Rate limiting is the control that limits how many requests a client or user can make in a given time window.
Why It Matters
Rate limiting protects systems from overload, abuse, accidental request floods, and runaway retries. It helps keep one client from consuming too much capacity and can stabilize service behavior during spikes.
Where It Shows Up
The term appears in APIs, authentication flows, public endpoints, messaging systems, and infrastructure gateways. It is common where shared resources need guardrails.
Compare With
| Term | Main question |
|---|---|
| Rate limiting | How many requests are allowed in a time window? |
| Retry | Should we try the request again? |
| Circuit breaker | Should we stop calling a failing dependency for now? |
| Error rate | How many requests are failing? |
Practical Example
An API might allow 100 requests per minute per client. If a client sends 200 requests in that window, the extra requests are limited or rejected until the next window opens.
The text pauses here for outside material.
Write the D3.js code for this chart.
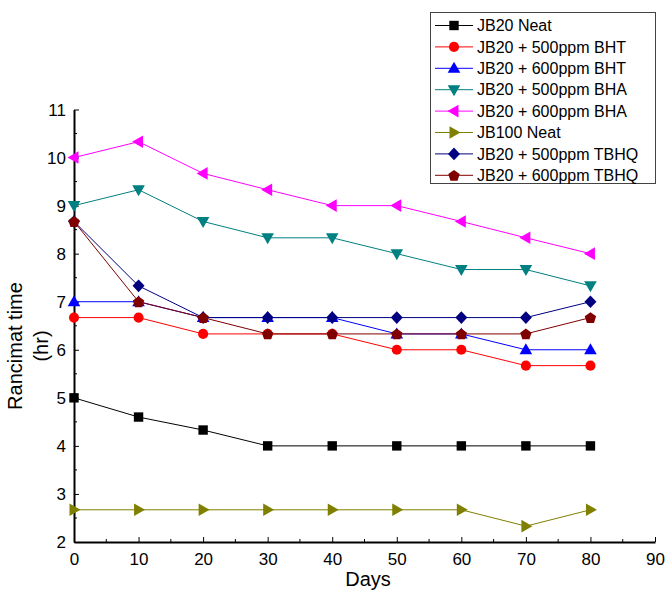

How It Differs From Nearby Terms
Rate limiting is not the same as retry. Retry repeats a request after a failure. Rate limiting constrains request volume before or during use. A circuit breaker reacts to a failing dependency. Rate limiting reacts to request volume, whether the dependency is failing or not.
Related Learning Path
Quick Practice
- Does rate limiting control request volume or response time?
- Can rate limiting reduce overload from retries?
- Is a circuit breaker the same thing as rate limiting?